◆ **WRITTEN REQUEST**
Leaving out all pictures, please print only the lines from the one containing "Reproduce this chart with matplotlib." through the one containing "plt.rcParams['font.family'] = ['Lato', 'DejaVu".

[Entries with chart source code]
--- begin ---

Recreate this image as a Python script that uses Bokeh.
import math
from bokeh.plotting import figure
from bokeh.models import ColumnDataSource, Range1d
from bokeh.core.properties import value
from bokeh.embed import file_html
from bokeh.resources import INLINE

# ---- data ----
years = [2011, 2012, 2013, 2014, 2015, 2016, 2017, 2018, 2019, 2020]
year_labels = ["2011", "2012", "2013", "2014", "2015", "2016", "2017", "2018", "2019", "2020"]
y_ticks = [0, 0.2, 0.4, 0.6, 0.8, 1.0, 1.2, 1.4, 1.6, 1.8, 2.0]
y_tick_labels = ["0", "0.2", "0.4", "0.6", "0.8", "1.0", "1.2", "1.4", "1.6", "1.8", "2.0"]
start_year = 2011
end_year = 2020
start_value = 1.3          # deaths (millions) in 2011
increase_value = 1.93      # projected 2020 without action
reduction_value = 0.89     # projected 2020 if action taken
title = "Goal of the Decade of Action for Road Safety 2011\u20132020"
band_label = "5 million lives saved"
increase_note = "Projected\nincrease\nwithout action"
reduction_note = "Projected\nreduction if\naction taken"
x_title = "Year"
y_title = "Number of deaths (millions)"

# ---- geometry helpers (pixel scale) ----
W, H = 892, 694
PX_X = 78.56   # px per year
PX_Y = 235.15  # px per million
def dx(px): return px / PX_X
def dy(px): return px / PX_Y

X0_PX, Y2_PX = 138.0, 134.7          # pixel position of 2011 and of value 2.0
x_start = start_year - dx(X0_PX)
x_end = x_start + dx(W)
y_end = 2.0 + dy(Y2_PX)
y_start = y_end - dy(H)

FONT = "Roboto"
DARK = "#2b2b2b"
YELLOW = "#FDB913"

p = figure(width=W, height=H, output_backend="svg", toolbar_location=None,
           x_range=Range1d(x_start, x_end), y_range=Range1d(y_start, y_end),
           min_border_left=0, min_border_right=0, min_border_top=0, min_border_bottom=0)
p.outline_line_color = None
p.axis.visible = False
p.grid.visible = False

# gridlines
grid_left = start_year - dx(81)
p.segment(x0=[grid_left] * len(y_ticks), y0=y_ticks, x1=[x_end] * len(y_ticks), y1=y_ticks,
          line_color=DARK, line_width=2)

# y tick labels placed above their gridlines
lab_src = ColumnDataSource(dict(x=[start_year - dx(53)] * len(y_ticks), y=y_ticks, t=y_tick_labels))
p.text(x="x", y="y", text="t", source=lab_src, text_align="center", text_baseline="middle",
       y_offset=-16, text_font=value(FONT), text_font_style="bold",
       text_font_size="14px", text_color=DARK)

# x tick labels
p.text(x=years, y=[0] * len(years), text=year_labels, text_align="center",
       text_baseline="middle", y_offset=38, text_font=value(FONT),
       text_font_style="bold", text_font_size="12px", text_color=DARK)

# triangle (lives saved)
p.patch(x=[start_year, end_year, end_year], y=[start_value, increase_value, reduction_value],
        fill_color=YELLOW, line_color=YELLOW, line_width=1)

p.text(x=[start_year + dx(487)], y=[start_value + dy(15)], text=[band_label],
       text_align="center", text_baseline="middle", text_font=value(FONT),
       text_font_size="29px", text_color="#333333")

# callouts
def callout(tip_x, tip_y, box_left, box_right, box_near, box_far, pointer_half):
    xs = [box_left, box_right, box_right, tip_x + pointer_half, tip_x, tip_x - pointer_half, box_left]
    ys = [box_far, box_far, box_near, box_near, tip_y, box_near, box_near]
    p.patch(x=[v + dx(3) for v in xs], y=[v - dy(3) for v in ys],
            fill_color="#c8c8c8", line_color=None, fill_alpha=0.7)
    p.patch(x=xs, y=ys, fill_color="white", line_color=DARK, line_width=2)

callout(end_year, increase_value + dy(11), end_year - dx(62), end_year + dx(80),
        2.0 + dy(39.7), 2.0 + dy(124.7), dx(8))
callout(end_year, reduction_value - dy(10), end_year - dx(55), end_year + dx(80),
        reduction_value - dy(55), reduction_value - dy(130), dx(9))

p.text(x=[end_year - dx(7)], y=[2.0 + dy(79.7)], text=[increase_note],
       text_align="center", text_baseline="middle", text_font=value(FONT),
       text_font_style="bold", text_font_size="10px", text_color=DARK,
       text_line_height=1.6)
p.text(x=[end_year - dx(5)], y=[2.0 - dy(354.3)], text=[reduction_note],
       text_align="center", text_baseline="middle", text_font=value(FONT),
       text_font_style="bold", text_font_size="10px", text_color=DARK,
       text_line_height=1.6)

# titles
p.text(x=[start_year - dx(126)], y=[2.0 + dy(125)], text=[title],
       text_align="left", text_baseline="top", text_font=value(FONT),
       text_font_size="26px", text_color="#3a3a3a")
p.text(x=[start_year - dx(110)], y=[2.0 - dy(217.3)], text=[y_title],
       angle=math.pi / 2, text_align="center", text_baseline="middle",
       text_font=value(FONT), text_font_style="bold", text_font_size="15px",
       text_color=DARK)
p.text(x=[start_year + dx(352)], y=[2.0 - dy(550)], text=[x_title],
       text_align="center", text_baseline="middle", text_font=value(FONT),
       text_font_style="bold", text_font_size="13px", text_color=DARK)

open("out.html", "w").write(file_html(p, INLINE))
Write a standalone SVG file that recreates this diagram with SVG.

--- end ---
--- begin ---

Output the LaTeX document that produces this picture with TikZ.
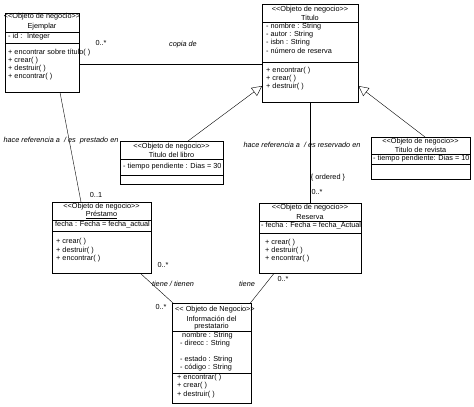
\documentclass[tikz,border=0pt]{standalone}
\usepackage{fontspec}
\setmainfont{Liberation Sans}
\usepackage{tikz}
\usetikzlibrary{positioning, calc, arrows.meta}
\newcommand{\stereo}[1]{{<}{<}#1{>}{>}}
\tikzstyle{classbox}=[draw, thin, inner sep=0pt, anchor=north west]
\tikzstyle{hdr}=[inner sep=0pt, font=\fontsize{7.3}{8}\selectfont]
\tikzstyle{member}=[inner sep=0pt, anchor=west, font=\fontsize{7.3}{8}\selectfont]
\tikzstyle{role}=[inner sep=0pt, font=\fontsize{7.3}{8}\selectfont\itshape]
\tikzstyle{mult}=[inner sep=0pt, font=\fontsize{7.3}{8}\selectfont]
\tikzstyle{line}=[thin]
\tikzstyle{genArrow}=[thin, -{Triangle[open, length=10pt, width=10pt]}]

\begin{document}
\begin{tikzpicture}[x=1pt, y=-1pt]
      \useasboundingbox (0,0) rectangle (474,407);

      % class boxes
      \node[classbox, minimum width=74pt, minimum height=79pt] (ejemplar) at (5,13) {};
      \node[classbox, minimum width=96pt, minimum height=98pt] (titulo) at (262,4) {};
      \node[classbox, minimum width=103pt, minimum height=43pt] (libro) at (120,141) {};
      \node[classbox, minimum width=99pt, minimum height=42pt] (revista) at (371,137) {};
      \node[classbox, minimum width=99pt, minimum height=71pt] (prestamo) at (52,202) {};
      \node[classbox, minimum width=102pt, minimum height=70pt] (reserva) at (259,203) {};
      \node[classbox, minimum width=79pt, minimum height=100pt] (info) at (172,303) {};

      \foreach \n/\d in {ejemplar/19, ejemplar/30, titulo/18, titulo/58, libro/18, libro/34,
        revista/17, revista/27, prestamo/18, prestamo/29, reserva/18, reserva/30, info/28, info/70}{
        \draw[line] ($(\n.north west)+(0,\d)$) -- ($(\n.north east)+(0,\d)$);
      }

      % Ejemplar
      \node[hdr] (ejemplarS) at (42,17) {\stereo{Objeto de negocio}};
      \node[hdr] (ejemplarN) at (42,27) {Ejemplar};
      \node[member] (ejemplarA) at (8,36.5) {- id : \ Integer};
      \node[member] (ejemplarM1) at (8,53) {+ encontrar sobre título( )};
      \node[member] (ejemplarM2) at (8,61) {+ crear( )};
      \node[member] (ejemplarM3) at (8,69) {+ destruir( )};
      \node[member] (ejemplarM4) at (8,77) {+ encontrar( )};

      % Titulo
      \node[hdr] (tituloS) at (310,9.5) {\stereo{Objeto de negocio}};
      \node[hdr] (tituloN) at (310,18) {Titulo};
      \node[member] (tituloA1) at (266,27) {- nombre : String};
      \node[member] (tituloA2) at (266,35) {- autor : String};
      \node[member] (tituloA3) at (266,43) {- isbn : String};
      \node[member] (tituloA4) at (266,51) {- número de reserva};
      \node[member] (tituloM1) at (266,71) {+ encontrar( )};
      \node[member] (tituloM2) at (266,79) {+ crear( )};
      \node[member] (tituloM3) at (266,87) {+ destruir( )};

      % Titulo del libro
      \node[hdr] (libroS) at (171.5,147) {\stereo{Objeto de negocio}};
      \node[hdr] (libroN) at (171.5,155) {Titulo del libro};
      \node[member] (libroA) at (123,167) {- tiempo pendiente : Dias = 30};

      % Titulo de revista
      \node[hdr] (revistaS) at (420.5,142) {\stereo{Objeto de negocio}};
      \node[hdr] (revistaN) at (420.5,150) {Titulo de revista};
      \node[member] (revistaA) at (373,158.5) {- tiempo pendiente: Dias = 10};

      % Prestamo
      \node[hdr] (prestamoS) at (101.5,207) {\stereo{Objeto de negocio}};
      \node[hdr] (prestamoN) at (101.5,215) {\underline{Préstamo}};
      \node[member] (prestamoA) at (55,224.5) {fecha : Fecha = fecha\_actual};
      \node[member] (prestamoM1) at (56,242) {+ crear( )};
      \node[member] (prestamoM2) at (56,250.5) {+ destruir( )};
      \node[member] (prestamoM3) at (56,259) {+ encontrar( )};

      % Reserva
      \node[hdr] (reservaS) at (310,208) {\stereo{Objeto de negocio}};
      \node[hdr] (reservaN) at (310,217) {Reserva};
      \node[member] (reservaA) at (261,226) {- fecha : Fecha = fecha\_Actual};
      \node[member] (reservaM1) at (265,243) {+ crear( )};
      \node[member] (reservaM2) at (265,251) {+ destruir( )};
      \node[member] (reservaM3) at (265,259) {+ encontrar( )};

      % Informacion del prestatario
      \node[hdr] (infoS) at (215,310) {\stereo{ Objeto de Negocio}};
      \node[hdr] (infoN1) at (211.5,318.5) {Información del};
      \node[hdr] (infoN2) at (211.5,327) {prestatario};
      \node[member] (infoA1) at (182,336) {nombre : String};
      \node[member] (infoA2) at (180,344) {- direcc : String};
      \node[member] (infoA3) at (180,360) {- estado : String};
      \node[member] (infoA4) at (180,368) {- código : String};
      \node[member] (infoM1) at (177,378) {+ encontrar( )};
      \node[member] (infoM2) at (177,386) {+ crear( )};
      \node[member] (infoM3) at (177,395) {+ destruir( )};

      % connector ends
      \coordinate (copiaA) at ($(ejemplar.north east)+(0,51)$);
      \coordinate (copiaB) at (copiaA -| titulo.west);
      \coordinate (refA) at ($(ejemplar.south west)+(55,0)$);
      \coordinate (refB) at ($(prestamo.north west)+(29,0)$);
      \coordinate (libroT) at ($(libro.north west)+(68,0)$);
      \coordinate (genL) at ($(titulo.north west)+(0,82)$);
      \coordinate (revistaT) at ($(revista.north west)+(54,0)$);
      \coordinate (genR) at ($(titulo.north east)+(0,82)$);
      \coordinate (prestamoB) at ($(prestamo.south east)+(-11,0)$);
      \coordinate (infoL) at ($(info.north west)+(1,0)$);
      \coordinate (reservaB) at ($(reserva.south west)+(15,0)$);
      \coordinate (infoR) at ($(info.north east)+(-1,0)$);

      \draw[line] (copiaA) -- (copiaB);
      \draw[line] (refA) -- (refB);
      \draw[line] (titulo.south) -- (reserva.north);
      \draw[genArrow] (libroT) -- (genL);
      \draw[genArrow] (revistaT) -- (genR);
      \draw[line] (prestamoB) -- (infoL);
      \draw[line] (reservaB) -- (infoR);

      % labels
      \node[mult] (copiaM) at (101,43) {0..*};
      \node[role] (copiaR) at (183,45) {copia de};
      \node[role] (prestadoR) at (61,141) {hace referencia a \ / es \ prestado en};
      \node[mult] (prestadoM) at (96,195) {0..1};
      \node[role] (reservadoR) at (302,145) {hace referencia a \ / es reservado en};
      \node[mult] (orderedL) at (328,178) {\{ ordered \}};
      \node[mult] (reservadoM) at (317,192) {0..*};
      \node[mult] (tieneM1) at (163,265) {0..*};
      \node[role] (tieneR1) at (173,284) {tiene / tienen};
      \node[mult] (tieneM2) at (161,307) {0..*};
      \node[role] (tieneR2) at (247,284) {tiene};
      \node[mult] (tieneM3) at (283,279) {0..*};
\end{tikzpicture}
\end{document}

--- end ---
--- begin ---

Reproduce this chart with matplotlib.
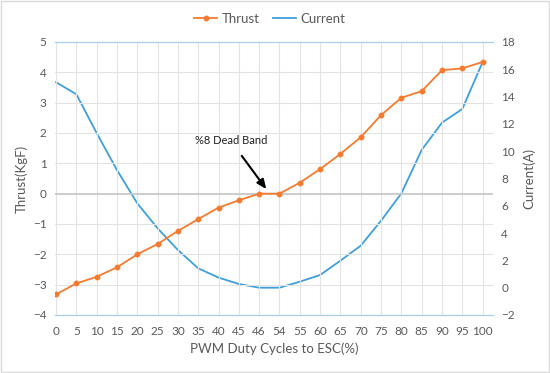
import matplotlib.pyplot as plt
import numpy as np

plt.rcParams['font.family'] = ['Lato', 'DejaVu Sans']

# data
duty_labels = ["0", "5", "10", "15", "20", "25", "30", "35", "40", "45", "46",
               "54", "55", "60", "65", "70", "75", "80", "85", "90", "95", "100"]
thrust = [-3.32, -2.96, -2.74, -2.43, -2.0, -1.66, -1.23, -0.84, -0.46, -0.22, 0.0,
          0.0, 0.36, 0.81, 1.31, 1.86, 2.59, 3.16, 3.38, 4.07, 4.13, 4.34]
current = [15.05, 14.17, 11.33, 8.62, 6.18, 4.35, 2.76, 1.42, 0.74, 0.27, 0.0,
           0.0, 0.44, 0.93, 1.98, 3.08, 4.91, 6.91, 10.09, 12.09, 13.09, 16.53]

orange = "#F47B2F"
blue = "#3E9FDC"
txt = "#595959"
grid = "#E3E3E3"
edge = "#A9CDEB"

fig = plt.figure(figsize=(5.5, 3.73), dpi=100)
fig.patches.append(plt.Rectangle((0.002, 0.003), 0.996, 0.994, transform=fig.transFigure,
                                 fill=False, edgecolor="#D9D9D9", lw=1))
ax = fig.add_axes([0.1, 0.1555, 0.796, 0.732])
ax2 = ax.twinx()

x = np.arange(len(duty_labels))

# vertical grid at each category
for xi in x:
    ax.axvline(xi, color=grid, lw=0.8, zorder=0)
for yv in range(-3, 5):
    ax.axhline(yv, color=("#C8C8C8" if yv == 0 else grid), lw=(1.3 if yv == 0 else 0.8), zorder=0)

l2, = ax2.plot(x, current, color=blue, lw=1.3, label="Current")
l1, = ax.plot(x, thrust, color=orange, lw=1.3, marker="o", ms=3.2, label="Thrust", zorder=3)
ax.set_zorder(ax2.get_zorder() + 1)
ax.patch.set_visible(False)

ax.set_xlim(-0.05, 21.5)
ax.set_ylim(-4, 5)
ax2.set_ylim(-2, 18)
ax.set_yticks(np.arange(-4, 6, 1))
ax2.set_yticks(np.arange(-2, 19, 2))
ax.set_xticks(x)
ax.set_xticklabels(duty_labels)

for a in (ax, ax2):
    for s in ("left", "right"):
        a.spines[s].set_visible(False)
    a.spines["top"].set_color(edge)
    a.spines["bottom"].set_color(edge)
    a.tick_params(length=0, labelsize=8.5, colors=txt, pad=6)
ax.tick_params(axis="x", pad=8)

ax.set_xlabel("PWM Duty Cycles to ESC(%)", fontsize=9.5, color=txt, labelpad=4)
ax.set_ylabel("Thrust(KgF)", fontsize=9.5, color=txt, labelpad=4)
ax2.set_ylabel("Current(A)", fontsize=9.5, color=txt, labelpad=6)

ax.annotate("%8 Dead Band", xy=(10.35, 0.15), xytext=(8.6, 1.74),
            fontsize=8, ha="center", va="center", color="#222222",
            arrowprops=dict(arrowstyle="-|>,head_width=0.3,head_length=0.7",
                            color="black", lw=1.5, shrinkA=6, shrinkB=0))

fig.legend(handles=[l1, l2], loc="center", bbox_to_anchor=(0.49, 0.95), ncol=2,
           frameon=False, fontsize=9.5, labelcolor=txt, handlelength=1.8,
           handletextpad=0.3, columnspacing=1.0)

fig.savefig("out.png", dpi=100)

--- end ---

◆ **EXERCISE RESULT**
Reproduce this chart with matplotlib.
import matplotlib.pyplot as plt
import numpy as np

plt.rcParams['font.family'] = ['Lato', 'DejaVu Sans']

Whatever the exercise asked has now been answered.